## [MATERIAL PROVIDED]
___
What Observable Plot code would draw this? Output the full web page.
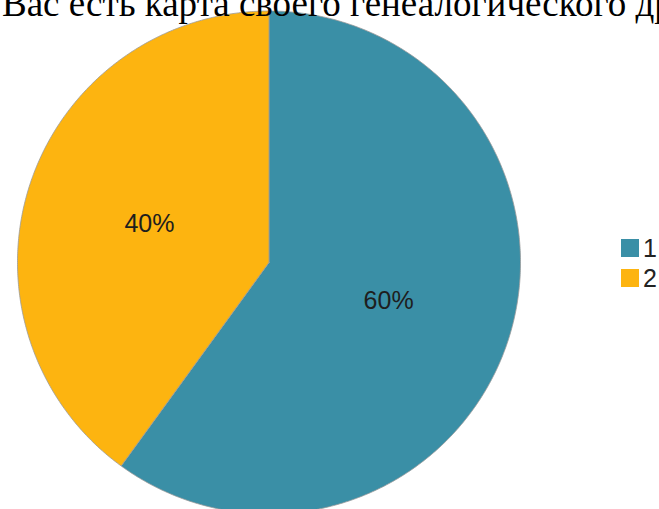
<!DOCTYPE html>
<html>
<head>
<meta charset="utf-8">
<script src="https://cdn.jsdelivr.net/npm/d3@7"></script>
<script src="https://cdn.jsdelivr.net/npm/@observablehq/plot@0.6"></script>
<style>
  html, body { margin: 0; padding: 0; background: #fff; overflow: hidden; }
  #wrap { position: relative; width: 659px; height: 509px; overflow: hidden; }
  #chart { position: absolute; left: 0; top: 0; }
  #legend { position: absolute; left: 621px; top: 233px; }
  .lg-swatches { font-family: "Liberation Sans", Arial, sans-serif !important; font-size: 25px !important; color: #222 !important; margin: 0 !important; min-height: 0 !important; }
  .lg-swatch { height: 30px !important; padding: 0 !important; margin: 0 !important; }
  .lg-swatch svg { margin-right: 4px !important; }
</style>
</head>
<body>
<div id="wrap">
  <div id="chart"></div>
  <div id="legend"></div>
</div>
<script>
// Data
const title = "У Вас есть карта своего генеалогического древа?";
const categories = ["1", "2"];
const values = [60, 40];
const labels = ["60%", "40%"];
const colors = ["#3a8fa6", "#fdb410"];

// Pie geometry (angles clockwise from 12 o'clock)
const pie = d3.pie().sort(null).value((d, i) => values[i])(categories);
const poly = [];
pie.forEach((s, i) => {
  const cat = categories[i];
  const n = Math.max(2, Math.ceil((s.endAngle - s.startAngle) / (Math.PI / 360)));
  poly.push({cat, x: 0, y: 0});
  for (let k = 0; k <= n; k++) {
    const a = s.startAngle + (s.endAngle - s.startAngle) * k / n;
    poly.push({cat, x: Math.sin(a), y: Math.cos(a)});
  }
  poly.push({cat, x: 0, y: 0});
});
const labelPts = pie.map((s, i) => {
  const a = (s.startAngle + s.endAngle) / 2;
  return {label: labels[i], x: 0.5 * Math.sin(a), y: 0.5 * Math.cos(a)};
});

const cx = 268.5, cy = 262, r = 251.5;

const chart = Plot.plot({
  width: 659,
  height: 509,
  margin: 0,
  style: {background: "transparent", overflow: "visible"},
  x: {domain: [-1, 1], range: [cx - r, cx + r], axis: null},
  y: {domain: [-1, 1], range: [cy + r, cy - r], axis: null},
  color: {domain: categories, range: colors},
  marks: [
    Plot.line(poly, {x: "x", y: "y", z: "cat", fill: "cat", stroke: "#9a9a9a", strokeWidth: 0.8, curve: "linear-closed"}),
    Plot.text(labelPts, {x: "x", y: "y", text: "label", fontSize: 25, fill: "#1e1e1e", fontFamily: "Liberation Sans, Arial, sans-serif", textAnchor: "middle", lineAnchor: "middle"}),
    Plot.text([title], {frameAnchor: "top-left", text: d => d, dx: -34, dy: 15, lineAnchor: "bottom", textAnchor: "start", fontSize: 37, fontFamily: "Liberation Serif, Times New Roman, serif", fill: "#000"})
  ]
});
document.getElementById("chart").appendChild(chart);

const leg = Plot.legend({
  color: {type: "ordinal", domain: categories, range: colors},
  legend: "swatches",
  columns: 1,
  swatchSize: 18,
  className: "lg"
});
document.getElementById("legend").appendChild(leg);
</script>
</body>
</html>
___
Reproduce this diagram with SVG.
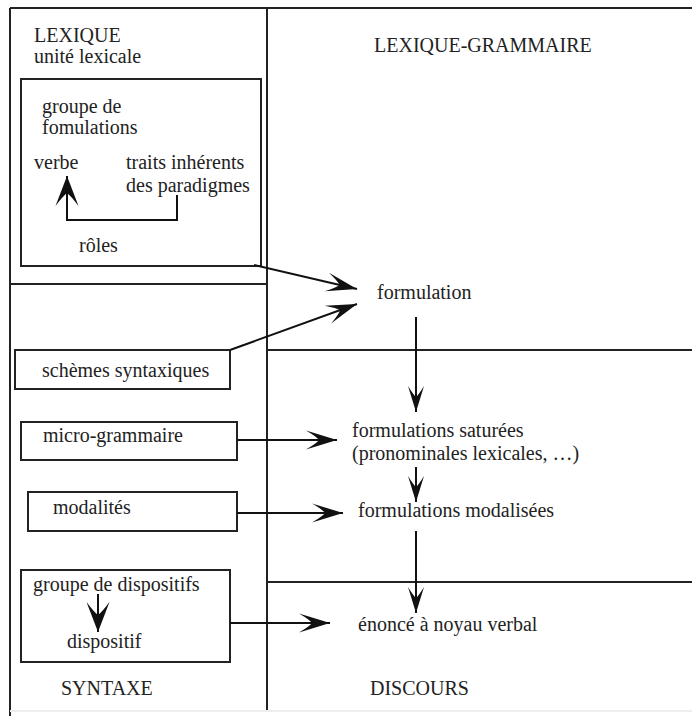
___
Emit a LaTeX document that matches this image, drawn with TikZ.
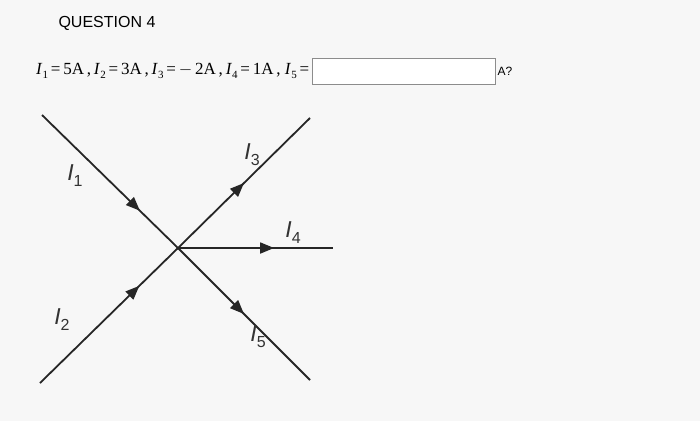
___
## [TASK DETAILS]
Look through the entries and find each line that has the string "document". Copy those lines.

## [EXERCISE ANSWER]
document.getElementById("chart").appendChild(chart);
document.getElementById("legend").appendChild(leg);
Emit a LaTeX document that matches this image, drawn with TikZ.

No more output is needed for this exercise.